Implications for Future Cases
The court's reasoning established important implications for future bankruptcy cases, particularly regarding the standards of truthfulness and materiality in witness testimony. The decision underscored that statements made during confirmation hearings are evaluated within the context of a company's overall financial situation, and not solely based on isolated figures. Furthermore, the ruling clarified that omissions of information must be shown to be intentionally misleading to constitute fraud, highlighting the necessity for a clear demonstration of intent. This case served as a reminder that in legal proceedings, particularly in bankruptcy contexts, the credibility of witnesses and the situational context of their statements play crucial roles in determining the outcomes of disputes. The affirmed rulings also indicated that parties involved in adversary proceedings must be diligent in raising all relevant arguments at the appropriate stages to avoid waiving their claims.

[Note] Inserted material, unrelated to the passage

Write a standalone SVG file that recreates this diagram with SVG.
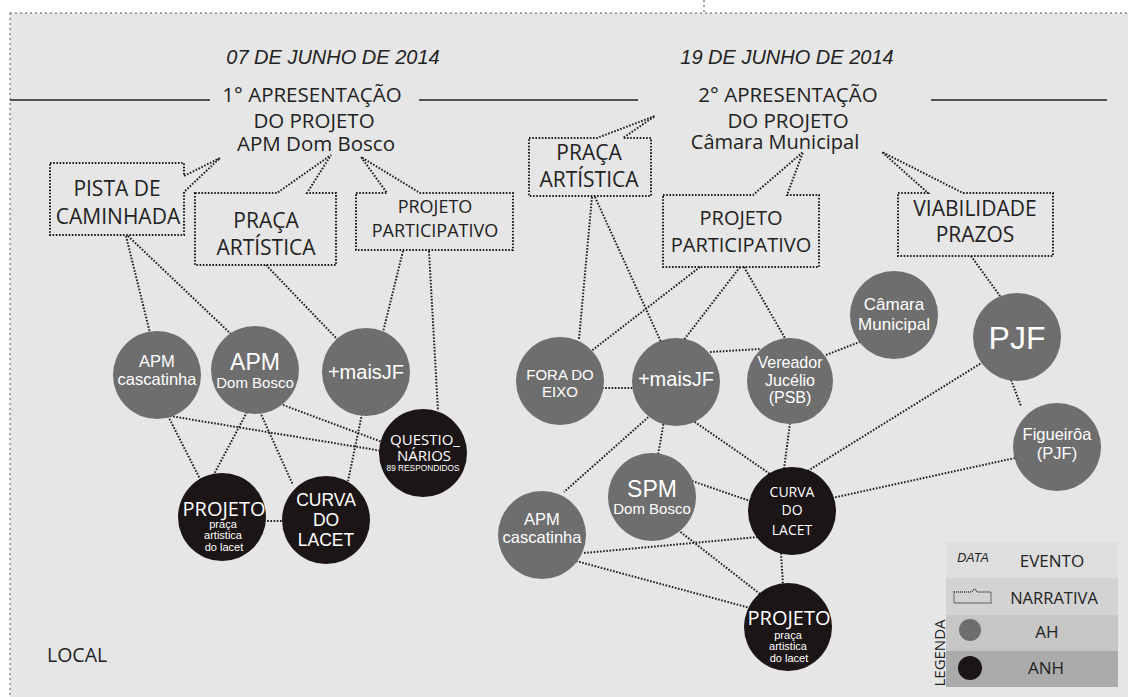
<svg xmlns="http://www.w3.org/2000/svg" width="1128" height="697" viewBox="0 0 1128 697">
<style>
.bg{fill:#e6e6e6}
.border{fill:none;stroke:#555;stroke-width:1;stroke-dasharray:2 3}
.rule{stroke:#222;stroke-width:1.6}
.dot{fill:none;stroke:#1e1e1e;stroke-width:2;stroke-dasharray:1.6 1.6}
.ah{fill:#6e6e6e}
.anh{fill:#1b1515}
.date{font-family:"Liberation Sans",Arial,sans-serif;font-style:italic;font-size:20px;fill:#222;text-anchor:middle}
.head{font-family:"Open Sans","Noto Sans",sans-serif;font-size:20.5px;fill:#222;text-anchor:middle}
.box{font-family:"Open Sans","Noto Sans",sans-serif;font-size:21px;fill:#222;text-anchor:middle}
.w{font-family:"Liberation Sans",Arial,sans-serif;fill:#fff;text-anchor:middle}
.ws{font-family:"Open Sans","Noto Sans",sans-serif;fill:#fff;text-anchor:middle}
.leg{font-family:"Open Sans","Noto Sans",sans-serif;fill:#222;text-anchor:middle}
</style>
<rect x="0" y="0" width="1128" height="697" fill="#fff"/>
<rect class="bg" x="10" y="13" width="1118" height="684"/>
<path class="border" d="M10,13 H1128 M10,13 V697 M704,0 V13"/>

<g id="headings">
<text class="date" x="333" y="64">07 DE JUNHO DE 2014</text>
<text class="date" x="787" y="64">19 DE JUNHO DE 2014</text>
<line class="rule" x1="10" y1="100" x2="210" y2="100"/>
<line class="rule" x1="419" y1="100" x2="638" y2="100"/>
<line class="rule" x1="931" y1="100" x2="1107" y2="100"/>
</g>
<g id="evento1">
<text class="head" x="312" y="102">1° APRESENTAÇÃO</text>
<text class="head" x="314" y="128">DO PROJETO</text>
<text class="head" x="316" y="151">APM Dom Bosco</text>
</g>
<g id="evento2">
<text class="head" x="788" y="102">2° APRESENTAÇÃO</text>
<text class="head" x="788" y="128">DO PROJETO</text>
<text class="head" x="775" y="149" style="font-size:20px">Câmara Municipal</text>
</g>

<g id="connectors">
<line class="dot" x1="126" y1="236" x2="150" y2="333"/>
<line class="dot" x1="128" y1="236" x2="232" y2="335"/>
<line class="dot" x1="266" y1="265" x2="338" y2="340"/>
<line class="dot" x1="403" y1="251" x2="383" y2="332"/>
<line class="dot" x1="429" y1="251" x2="438" y2="411"/>
<line class="dot" x1="168" y1="416" x2="200" y2="479"/>
<line class="dot" x1="170" y1="416" x2="382" y2="451"/>
<line class="dot" x1="283" y1="405" x2="382" y2="442"/>
<line class="dot" x1="247" y1="412" x2="213" y2="476"/>
<line class="dot" x1="260" y1="412" x2="293" y2="485"/>
<line class="dot" x1="362" y1="414" x2="348" y2="481"/>
<line class="dot" x1="264" y1="521" x2="285" y2="521"/>

<line class="dot" x1="592" y1="197" x2="579" y2="339"/>
<line class="dot" x1="595" y1="197" x2="661" y2="342"/>
<line class="dot" x1="700" y1="267" x2="590" y2="352"/>
<line class="dot" x1="740" y1="267" x2="683" y2="341"/>
<line class="dot" x1="744" y1="267" x2="786" y2="340"/>
<line class="dot" x1="971" y1="256" x2="1000" y2="296"/>
<line class="dot" x1="602" y1="388" x2="635" y2="388"/>
<line class="dot" x1="710" y1="352" x2="760" y2="349"/>
<line class="dot" x1="826" y1="355" x2="862" y2="341"/>
<line class="dot" x1="653" y1="413" x2="564" y2="492"/>
<line class="dot" x1="664" y1="421" x2="658" y2="455"/>
<line class="dot" x1="692" y1="420" x2="770" y2="474"/>
<line class="dot" x1="790" y1="423" x2="784" y2="469"/>
<line class="dot" x1="983" y1="362" x2="806" y2="472"/>
<line class="dot" x1="1011" y1="380" x2="1021" y2="406"/>
<line class="dot" x1="1015" y1="458" x2="832" y2="498"/>
<line class="dot" x1="692" y1="481" x2="750" y2="501"/>
<line class="dot" x1="678" y1="530" x2="760" y2="594"/>
<line class="dot" x1="584" y1="553" x2="758" y2="537"/>
<line class="dot" x1="576" y1="561" x2="750" y2="608"/>
<line class="dot" x1="781" y1="553" x2="783" y2="585"/>
</g>

<g id="narr-pista">
<path class="dot" d="M50,163 H184 V176 L220,158 L184,192 V235 H50 Z"/>
<text class="box" x="117" y="196">PISTA DE</text>
<text class="box" x="118" y="224">CAMINHADA</text>
</g>
<g id="narr-praca1">
<path class="dot" d="M195,193 H277 L331,155 L307,193 H336 V265 H195 Z"/>
<text class="box" x="266" y="228">PRAÇA</text>
<text class="box" x="266" y="255">ARTÍSTICA</text>
</g>
<g id="narr-projeto1">
<path class="dot" d="M356,193 H387 L361,157 L420,193 H513 V250 H356 Z"/>
<text class="box" x="435" y="213" style="font-size:18px">PROJETO</text>
<text class="box" x="435" y="237" style="font-size:18px">PARTICIPATIVO</text>
</g>
<g id="narr-praca2">
<path class="dot" d="M529,138 H597 L655,116 L623,138 H651 V196 H529 Z"/>
<text class="box" x="589" y="160">PRAÇA</text>
<text class="box" x="589" y="187">ARTÍSTICA</text>
</g>
<g id="narr-projeto2">
<path class="dot" d="M663,195 H753 L803,152 L787,195 H819 V267 H663 Z"/>
<text class="box" x="741" y="225" style="font-size:20px">PROJETO</text>
<text class="box" x="741" y="252" style="font-size:20px">PARTICIPATIVO</text>
</g>
<g id="narr-viab">
<path class="dot" d="M898,193 H928 L882,152 L963,193 H1053 V256 H898 Z"/>
<text class="box" x="975" y="216">VIABILIDADE</text>
<text class="box" x="975" y="242">PRAZOS</text>
</g>

<g id="l-apm-cascatinha">
<circle class="ah" cx="157" cy="375" r="44"/>
<text class="w" x="157" y="367" font-size="16.5">APM</text>
<text class="w" x="157" y="385" font-size="16.5">cascatinha</text>
</g>
<g id="l-apm-dombosco">
<circle class="ah" cx="255" cy="370" r="44"/>
<text class="w" x="255" y="370" font-size="23">APM</text>
<text class="w" x="255" y="388" font-size="15">Dom Bosco</text>
</g>
<g id="l-maisjf">
<circle class="ah" cx="366" cy="372" r="44"/>
<text class="w" x="366" y="379" font-size="20">+maisJF</text>
</g>
<g id="l-questionarios">
<circle class="anh" cx="423" cy="453" r="44"/>
<text class="ws" x="425" y="445" font-size="15">QUESTIO_</text>
<text class="ws" x="424" y="461" font-size="15">NÁRIOS</text>
<text class="w" x="423" y="471" font-size="8.3">89 RESPONDIDOS</text>
</g>
<g id="l-projeto">
<circle class="anh" cx="222" cy="517" r="44"/>
<text class="ws" x="224" y="516" font-size="20">PROJETO</text>
<text class="w" x="223" y="528" font-size="11">praça</text>
<text class="w" x="223" y="539" font-size="11">artistica</text>
<text class="w" x="224" y="551" font-size="11">do lacet</text>
</g>
<g id="l-curva">
<circle class="anh" cx="326" cy="520" r="44"/>
<text class="w" x="326" y="506" font-size="17.5">CURVA</text>
<text class="w" x="326" y="526" font-size="17.5">DO</text>
<text class="w" x="326" y="546" font-size="17.5">LACET</text>
</g>

<g id="r-fora-do-eixo">
<circle class="ah" cx="560" cy="381" r="44"/>
<text class="w" x="560" y="380" font-size="15">FORA DO</text>
<text class="w" x="560" y="397" font-size="15">EIXO</text>
</g>
<g id="r-maisjf">
<circle class="ah" cx="676" cy="382" r="44"/>
<text class="w" x="676" y="386" font-size="20">+maisJF</text>
</g>
<g id="r-vereador">
<circle class="ah" cx="790" cy="381" r="43"/>
<text class="w" x="790" y="368" font-size="16">Vereador</text>
<text class="w" x="790" y="386" font-size="16">Jucélio</text>
<text class="w" x="790" y="403" font-size="16">(PSB)</text>
</g>
<g id="r-camara">
<circle class="ah" cx="894" cy="315" r="44"/>
<text class="w" x="894" y="310" font-size="17">Câmara</text>
<text class="w" x="894" y="330" font-size="17">Municipal</text>
</g>
<g id="r-pjf">
<circle class="ah" cx="1017" cy="337" r="44"/>
<text class="w" x="1017" y="349" font-size="32">PJF</text>
</g>
<g id="r-figueiroa">
<circle class="ah" cx="1057" cy="447" r="44"/>
<text class="w" x="1057" y="440" font-size="16.5">Figueirôa</text>
<text class="w" x="1057" y="459" font-size="16.5">(PJF)</text>
</g>
<g id="r-spm">
<circle class="ah" cx="652" cy="497" r="44"/>
<text class="w" x="652" y="497" font-size="23">SPM</text>
<text class="w" x="652" y="514" font-size="15">Dom Bosco</text>
</g>
<g id="r-curva">
<circle class="anh" cx="792" cy="511" r="44"/>
<text class="ws" x="792" y="497" font-size="14">CURVA</text>
<text class="ws" x="792" y="515" font-size="14">DO</text>
<text class="ws" x="792" y="535" font-size="14">LACET</text>
</g>
<g id="r-apm-cascatinha">
<circle class="ah" cx="542" cy="535" r="44"/>
<text class="w" x="542" y="525" font-size="16.5">APM</text>
<text class="w" x="542" y="543" font-size="16.5">cascatinha</text>
</g>
<g id="r-projeto">
<circle class="anh" cx="788" cy="627" r="44"/>
<text class="ws" x="789" y="625" font-size="20">PROJETO</text>
<text class="w" x="788" y="639" font-size="11">praça</text>
<text class="w" x="788" y="650" font-size="11">artistica</text>
<text class="w" x="789" y="662" font-size="11">do lacet</text>
</g>

<text id="local" x="47" y="662" font-family="Open Sans, Noto Sans, sans-serif" font-size="19.5" fill="#222">LOCAL</text>

<g id="legenda">
<rect x="946" y="542" width="172" height="36" fill="#dedede"/>
<rect x="946" y="578" width="172" height="37" fill="#d3d3d3"/>
<rect x="946" y="615" width="172" height="36" fill="#c6c6c6"/>
<rect x="946" y="651" width="172" height="36" fill="#ababab"/>
<text x="973" y="562" font-family="Liberation Sans, Arial, sans-serif" font-style="italic" font-size="12.5" fill="#222" text-anchor="middle">DATA</text>
<text class="leg" x="1052" y="567" font-size="17">EVENTO</text>
<path d="M954,592 H971 L975,589 L977,592 H991 V603 H954 Z" fill="none" stroke="#333" stroke-width="1.3" stroke-dasharray="1 1"/>
<text class="leg" x="1054" y="604" font-size="16.5">NARRATIVA</text>
<circle cx="970" cy="630" r="11" fill="#6e6e6e"/>
<text class="leg" x="1047" y="638" font-size="17">AH</text>
<circle cx="970" cy="668" r="12" fill="#1b1515"/>
<text class="leg" x="1046" y="674" font-size="17">ANH</text>
<text class="leg" x="0" y="0" font-size="15" transform="translate(945,653) rotate(-90)">LEGENDA</text>
</g>
</svg>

Conclusion of Appellate Review
In conclusion, the U.S. District Court affirmed the bankruptcy court's decision, finding no errors in its judgment regarding Turbidy's testimony and the Salsbergs' claims. The court upheld the bankruptcy court's assessment that Turbidy's statements were truthful and made in good faith, reflecting his understanding of Trico's financial condition at the time. The appeals court also reinforced the idea that witness statements in bankruptcy proceedings, when made with honest belief and in light of available information, do not necessarily amount to fraud. Ultimately, the appellate court's ruling not only resolved the specific case at hand but also established precedents for evaluating witness credibility and the materiality of omissions in future bankruptcy proceedings. The Salsbergs' appeal was thus dismissed, affirming the integrity of the bankruptcy process and the decisions made within it.